** START OF INFORMATION PROVIDED **

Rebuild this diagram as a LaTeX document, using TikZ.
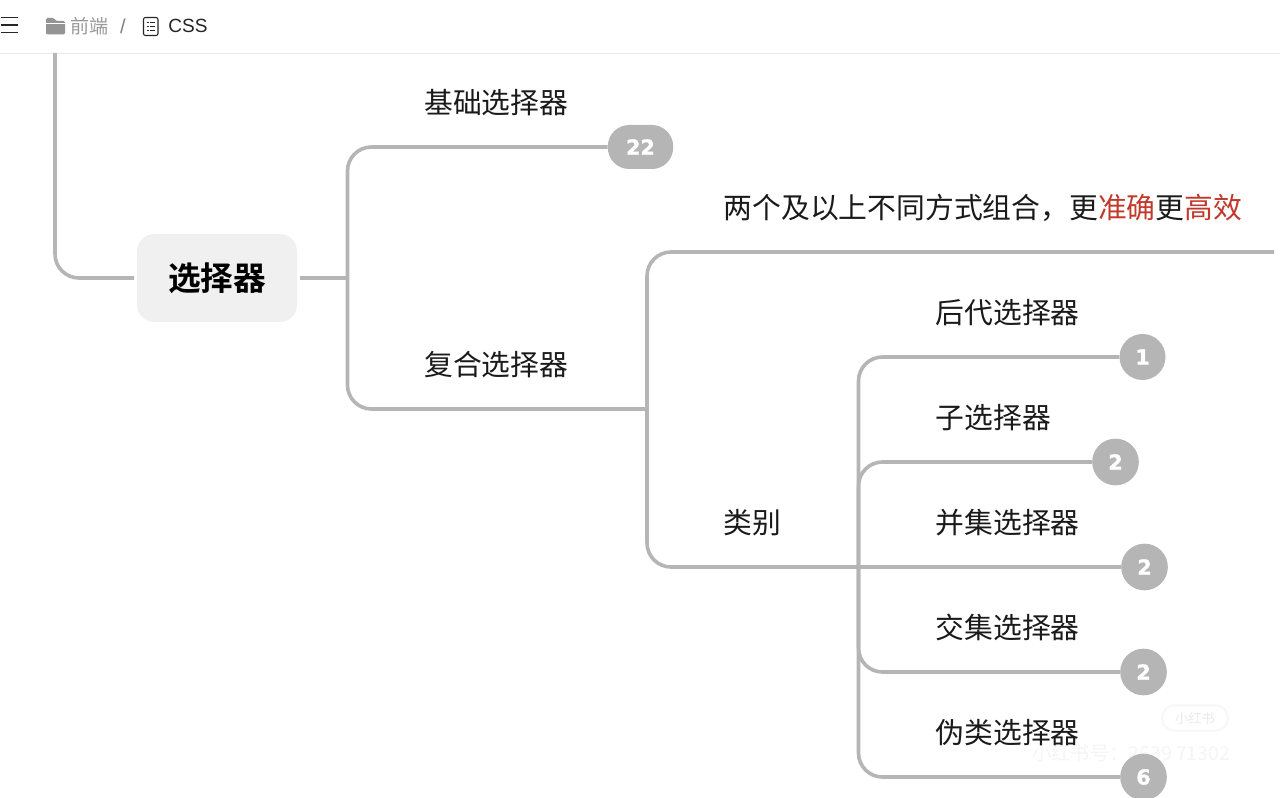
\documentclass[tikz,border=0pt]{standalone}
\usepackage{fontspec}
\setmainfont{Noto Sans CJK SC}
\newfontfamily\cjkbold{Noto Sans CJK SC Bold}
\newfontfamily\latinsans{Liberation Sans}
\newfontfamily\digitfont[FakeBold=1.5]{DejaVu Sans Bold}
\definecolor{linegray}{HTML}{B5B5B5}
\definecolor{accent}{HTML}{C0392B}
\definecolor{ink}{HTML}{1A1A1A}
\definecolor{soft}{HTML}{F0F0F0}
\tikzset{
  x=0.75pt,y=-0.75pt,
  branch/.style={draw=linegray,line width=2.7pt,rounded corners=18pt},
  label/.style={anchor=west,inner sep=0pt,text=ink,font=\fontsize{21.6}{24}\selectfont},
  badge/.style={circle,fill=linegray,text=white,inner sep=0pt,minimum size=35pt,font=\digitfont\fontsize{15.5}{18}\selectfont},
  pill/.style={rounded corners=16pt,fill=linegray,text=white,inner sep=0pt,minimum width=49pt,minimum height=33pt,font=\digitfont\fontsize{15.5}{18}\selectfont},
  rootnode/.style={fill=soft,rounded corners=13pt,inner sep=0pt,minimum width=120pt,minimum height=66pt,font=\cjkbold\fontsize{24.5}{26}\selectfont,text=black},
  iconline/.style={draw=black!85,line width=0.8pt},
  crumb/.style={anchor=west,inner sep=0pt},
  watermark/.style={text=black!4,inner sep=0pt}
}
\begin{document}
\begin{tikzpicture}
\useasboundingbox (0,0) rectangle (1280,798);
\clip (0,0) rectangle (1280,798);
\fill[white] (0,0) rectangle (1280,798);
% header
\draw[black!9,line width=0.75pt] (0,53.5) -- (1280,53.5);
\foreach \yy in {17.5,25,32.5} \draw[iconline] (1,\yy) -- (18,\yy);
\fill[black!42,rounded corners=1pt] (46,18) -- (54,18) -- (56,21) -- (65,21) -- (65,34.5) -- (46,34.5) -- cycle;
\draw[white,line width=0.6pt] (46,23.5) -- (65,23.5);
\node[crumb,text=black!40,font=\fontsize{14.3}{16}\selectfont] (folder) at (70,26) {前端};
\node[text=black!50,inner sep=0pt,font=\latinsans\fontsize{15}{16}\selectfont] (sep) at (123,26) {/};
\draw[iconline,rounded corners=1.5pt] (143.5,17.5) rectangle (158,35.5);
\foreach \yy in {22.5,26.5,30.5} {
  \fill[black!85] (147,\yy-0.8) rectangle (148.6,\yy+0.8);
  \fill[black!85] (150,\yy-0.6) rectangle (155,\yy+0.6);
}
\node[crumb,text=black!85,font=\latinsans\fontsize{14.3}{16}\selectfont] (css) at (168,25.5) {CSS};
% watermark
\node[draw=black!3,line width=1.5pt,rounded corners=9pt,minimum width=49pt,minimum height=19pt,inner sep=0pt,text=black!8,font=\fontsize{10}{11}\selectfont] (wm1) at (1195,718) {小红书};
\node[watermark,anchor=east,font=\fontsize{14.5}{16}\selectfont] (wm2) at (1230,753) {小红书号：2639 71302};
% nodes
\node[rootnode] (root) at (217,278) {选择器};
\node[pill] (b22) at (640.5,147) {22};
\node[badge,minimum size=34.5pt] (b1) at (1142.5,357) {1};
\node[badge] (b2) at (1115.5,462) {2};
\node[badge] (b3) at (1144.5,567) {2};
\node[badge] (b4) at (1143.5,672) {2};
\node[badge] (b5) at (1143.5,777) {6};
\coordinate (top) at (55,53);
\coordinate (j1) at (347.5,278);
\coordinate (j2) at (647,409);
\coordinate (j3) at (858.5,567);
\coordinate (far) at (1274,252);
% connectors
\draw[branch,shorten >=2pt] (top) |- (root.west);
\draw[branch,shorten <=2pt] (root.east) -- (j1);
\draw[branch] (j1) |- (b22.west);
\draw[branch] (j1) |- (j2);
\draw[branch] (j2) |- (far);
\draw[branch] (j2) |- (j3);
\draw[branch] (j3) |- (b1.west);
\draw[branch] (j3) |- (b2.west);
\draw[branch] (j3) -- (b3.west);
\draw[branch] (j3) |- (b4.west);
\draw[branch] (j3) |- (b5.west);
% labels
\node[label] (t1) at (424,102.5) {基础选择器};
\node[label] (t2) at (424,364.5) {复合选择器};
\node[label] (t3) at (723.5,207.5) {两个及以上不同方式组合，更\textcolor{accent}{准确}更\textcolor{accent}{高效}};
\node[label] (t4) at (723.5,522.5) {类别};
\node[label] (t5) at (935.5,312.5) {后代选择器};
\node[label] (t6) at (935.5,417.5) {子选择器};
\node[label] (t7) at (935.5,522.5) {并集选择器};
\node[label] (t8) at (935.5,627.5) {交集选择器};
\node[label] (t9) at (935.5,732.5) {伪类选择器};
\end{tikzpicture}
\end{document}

** END OF INFORMATION PROVIDED **

• GOAL
Transcribe the preceding listing in its entirety and with exact wording, leaving out pictures.

• SOLUTION TO THIS PROBLEM
Rebuild this diagram as a LaTeX document, using TikZ.
\documentclass[tikz,border=0pt]{standalone}
\usepackage{fontspec}
\setmainfont{Noto Sans CJK SC}
\newfontfamily\cjkbold{Noto Sans CJK SC Bold}
\newfontfamily\latinsans{Liberation Sans}
\newfontfamily\digitfont[FakeBold=1.5]{DejaVu Sans Bold}
\definecolor{linegray}{HTML}{B5B5B5}
\definecolor{accent}{HTML}{C0392B}
\definecolor{ink}{HTML}{1A1A1A}
\definecolor{soft}{HTML}{F0F0F0}
\tikzset{
  x=0.75pt,y=-0.75pt,
  branch/.style={draw=linegray,line width=2.7pt,rounded corners=18pt},
  label/.style={anchor=west,inner sep=0pt,text=ink,font=\fontsize{21.6}{24}\selectfont},
  badge/.style={circle,fill=linegray,text=white,inner sep=0pt,minimum size=35pt,font=\digitfont\fontsize{15.5}{18}\selectfont},
  pill/.style={rounded corners=16pt,fill=linegray,text=white,inner sep=0pt,minimum width=49pt,minimum height=33pt,font=\digitfont\fontsize{15.5}{18}\selectfont},
  rootnode/.style={fill=soft,rounded corners=13pt,inner sep=0pt,minimum width=120pt,minimum height=66pt,font=\cjkbold\fontsize{24.5}{26}\selectfont,text=black},
  iconline/.style={draw=black!85,line width=0.8pt},
  crumb/.style={anchor=west,inner sep=0pt},
  watermark/.style={text=black!4,inner sep=0pt}
}
\begin{document}
\begin{tikzpicture}
\useasboundingbox (0,0) rectangle (1280,798);
\clip (0,0) rectangle (1280,798);
\fill[white] (0,0) rectangle (1280,798);
% header
\draw[black!9,line width=0.75pt] (0,53.5) -- (1280,53.5);
\foreach \yy in {17.5,25,32.5} \draw[iconline] (1,\yy) -- (18,\yy);
\fill[black!42,rounded corners=1pt] (46,18) -- (54,18) -- (56,21) -- (65,21) -- (65,34.5) -- (46,34.5) -- cycle;
\draw[white,line width=0.6pt] (46,23.5) -- (65,23.5);
\node[crumb,text=black!40,font=\fontsize{14.3}{16}\selectfont] (folder) at (70,26) {前端};
\node[text=black!50,inner sep=0pt,font=\latinsans\fontsize{15}{16}\selectfont] (sep) at (123,26) {/};
\draw[iconline,rounded corners=1.5pt] (143.5,17.5) rectangle (158,35.5);
\foreach \yy in {22.5,26.5,30.5} {
  \fill[black!85] (147,\yy-0.8) rectangle (148.6,\yy+0.8);
  \fill[black!85] (150,\yy-0.6) rectangle (155,\yy+0.6);
}
\node[crumb,text=black!85,font=\latinsans\fontsize{14.3}{16}\selectfont] (css) at (168,25.5) {CSS};
% watermark
\node[draw=black!3,line width=1.5pt,rounded corners=9pt,minimum width=49pt,minimum height=19pt,inner sep=0pt,text=black!8,font=\fontsize{10}{11}\selectfont] (wm1) at (1195,718) {小红书};
\node[watermark,anchor=east,font=\fontsize{14.5}{16}\selectfont] (wm2) at (1230,753) {小红书号：2639 71302};
% nodes
\node[rootnode] (root) at (217,278) {选择器};
\node[pill] (b22) at (640.5,147) {22};
\node[badge,minimum size=34.5pt] (b1) at (1142.5,357) {1};
\node[badge] (b2) at (1115.5,462) {2};
\node[badge] (b3) at (1144.5,567) {2};
\node[badge] (b4) at (1143.5,672) {2};
\node[badge] (b5) at (1143.5,777) {6};
\coordinate (top) at (55,53);
\coordinate (j1) at (347.5,278);
\coordinate (j2) at (647,409);
\coordinate (j3) at (858.5,567);
\coordinate (far) at (1274,252);
% connectors
\draw[branch,shorten >=2pt] (top) |- (root.west);
\draw[branch,shorten <=2pt] (root.east) -- (j1);
\draw[branch] (j1) |- (b22.west);
\draw[branch] (j1) |- (j2);
\draw[branch] (j2) |- (far);
\draw[branch] (j2) |- (j3);
\draw[branch] (j3) |- (b1.west);
\draw[branch] (j3) |- (b2.west);
\draw[branch] (j3) -- (b3.west);
\draw[branch] (j3) |- (b4.west);
\draw[branch] (j3) |- (b5.west);
% labels
\node[label] (t1) at (424,102.5) {基础选择器};
\node[label] (t2) at (424,364.5) {复合选择器};
\node[label] (t3) at (723.5,207.5) {两个及以上不同方式组合，更\textcolor{accent}{准确}更\textcolor{accent}{高效}};
\node[label] (t4) at (723.5,522.5) {类别};
\node[label] (t5) at (935.5,312.5) {后代选择器};
\node[label] (t6) at (935.5,417.5) {子选择器};
\node[label] (t7) at (935.5,522.5) {并集选择器};
\node[label] (t8) at (935.5,627.5) {交集选择器};
\node[label] (t9) at (935.5,732.5) {伪类选择器};
\end{tikzpicture}
\end{document}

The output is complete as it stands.